* What the exercise asks: Determine which lines of the records include the word "matplotlib", and copy them.

* Data shown:
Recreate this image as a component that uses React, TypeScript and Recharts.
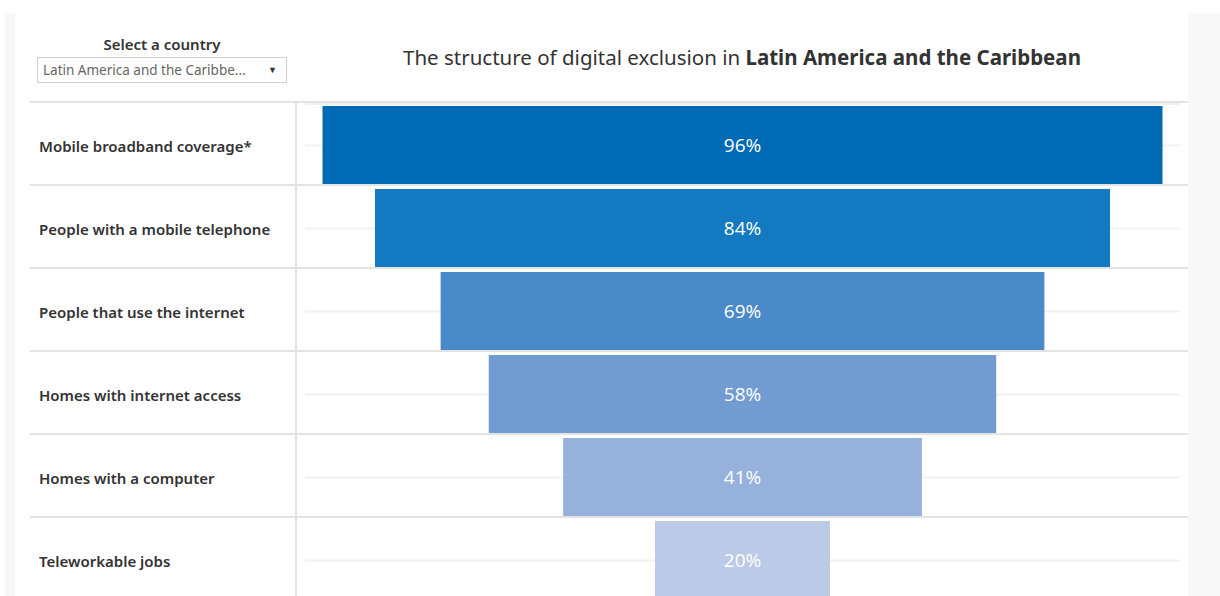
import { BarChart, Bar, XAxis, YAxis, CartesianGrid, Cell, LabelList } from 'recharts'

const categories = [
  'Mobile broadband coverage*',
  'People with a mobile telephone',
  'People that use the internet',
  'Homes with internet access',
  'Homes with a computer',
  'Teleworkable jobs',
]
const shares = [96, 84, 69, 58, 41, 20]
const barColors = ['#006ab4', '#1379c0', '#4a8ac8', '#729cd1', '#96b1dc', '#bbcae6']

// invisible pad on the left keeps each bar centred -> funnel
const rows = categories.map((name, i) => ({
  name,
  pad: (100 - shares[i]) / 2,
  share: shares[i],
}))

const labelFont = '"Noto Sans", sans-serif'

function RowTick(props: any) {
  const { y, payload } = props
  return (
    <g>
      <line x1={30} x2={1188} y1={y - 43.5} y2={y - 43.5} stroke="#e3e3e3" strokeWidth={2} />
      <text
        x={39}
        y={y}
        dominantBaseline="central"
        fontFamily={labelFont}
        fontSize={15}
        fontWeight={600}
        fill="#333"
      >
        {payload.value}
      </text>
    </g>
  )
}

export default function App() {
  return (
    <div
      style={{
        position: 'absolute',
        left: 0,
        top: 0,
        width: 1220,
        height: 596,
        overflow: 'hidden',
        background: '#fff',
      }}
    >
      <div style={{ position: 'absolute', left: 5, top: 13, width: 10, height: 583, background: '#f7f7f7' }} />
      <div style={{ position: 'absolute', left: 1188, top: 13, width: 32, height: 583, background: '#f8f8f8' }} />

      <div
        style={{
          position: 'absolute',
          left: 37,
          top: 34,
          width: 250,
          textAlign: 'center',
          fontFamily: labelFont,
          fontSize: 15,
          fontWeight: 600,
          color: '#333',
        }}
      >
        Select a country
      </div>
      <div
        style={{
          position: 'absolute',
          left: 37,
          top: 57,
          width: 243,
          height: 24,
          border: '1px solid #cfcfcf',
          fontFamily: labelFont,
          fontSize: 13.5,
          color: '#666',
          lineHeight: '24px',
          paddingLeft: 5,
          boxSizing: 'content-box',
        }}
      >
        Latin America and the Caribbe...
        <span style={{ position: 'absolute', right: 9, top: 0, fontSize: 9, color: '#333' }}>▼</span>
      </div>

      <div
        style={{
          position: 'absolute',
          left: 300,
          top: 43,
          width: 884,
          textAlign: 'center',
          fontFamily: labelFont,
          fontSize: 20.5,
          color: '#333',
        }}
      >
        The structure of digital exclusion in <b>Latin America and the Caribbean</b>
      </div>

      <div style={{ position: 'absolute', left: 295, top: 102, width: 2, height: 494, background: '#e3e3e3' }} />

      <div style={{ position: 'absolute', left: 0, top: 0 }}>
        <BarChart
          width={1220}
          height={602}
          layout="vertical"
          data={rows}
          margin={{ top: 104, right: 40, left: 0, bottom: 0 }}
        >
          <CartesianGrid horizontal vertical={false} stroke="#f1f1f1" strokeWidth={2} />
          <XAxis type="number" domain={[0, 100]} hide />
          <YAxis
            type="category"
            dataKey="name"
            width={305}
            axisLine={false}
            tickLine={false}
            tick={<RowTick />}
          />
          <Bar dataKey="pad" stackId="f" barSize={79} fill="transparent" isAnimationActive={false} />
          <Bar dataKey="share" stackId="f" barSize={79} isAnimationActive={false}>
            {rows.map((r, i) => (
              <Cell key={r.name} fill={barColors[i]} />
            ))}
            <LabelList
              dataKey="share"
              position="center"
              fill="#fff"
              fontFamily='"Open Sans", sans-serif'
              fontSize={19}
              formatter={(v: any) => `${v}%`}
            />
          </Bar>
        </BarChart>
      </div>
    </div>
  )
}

---

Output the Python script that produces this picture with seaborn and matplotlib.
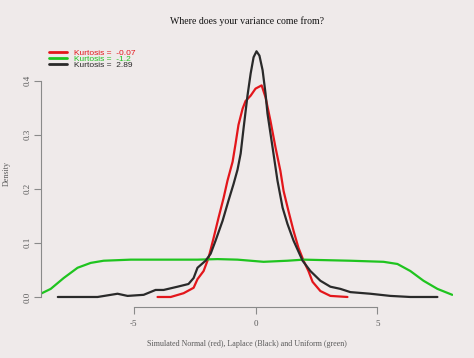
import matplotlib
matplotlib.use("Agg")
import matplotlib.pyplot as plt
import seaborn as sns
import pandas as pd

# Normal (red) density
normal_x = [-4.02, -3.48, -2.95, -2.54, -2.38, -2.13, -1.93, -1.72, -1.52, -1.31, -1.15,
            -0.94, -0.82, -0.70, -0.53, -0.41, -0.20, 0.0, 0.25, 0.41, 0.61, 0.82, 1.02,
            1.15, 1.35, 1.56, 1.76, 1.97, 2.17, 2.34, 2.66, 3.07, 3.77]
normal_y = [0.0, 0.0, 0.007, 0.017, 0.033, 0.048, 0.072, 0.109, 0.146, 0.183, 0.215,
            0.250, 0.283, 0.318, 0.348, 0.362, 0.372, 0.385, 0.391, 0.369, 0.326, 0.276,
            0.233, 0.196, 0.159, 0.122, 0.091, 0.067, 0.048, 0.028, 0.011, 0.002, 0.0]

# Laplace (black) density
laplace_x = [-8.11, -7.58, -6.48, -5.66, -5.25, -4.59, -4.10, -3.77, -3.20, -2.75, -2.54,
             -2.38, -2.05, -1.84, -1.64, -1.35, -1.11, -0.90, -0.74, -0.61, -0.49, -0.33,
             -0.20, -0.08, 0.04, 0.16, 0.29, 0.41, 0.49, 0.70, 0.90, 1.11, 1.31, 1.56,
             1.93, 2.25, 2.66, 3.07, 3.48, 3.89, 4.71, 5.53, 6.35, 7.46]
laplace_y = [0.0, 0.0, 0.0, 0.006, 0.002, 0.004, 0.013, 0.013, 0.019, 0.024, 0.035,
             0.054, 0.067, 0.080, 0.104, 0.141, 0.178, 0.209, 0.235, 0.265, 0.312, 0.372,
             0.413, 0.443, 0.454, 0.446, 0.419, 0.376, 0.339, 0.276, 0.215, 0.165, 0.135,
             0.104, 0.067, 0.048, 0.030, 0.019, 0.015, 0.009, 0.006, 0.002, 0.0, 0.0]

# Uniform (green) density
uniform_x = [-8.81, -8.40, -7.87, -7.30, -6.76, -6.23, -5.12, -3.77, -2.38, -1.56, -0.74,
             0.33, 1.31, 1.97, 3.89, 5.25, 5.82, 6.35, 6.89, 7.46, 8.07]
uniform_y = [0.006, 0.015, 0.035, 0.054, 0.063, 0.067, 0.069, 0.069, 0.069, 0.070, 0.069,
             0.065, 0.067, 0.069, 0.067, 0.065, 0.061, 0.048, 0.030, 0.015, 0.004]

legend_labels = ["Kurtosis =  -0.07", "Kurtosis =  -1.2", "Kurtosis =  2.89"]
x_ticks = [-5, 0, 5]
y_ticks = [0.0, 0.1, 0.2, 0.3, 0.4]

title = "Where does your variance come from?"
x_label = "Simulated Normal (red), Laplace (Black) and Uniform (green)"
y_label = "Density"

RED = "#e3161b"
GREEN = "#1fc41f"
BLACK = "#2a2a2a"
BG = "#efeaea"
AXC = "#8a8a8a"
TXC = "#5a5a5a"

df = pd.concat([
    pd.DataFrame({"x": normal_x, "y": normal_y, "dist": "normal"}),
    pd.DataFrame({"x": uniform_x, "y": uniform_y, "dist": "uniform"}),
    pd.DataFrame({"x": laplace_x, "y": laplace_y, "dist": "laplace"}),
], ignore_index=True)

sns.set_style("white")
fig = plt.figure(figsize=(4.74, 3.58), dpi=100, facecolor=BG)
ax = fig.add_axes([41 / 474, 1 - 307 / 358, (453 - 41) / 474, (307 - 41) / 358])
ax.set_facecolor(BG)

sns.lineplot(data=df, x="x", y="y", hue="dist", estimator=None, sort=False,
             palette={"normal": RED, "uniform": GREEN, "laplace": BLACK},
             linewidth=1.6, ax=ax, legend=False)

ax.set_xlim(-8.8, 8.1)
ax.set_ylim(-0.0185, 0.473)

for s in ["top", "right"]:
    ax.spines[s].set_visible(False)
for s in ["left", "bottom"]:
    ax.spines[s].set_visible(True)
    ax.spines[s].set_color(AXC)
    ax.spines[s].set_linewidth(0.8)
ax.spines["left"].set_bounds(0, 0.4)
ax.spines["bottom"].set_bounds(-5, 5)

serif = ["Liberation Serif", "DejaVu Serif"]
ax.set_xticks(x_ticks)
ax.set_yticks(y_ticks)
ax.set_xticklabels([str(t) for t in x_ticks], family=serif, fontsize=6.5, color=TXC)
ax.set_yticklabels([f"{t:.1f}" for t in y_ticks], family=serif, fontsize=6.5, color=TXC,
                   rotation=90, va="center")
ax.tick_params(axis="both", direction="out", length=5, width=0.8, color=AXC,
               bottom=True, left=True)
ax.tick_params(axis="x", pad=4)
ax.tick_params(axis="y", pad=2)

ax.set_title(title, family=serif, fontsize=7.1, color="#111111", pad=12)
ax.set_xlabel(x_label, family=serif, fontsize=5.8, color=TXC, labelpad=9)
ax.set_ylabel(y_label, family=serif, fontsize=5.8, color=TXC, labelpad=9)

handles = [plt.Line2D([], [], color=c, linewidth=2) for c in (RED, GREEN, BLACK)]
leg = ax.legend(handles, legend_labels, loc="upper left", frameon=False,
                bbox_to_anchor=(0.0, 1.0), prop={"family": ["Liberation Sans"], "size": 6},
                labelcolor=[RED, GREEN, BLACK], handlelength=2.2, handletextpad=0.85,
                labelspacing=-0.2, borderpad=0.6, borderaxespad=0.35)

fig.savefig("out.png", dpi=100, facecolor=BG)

---

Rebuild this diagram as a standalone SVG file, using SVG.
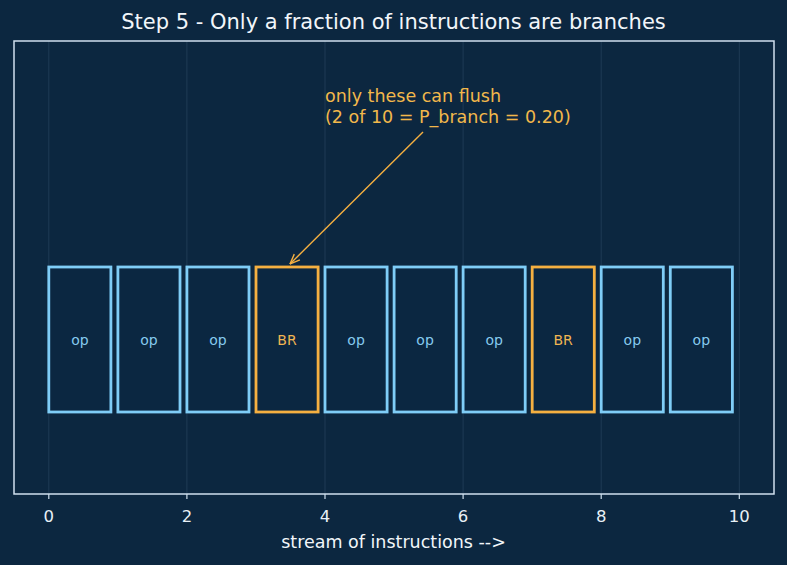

* Response for this exercise:
Output the Python script that produces this picture with seaborn and matplotlib.
import matplotlib
matplotlib.use("Agg")
import matplotlib.pyplot as plt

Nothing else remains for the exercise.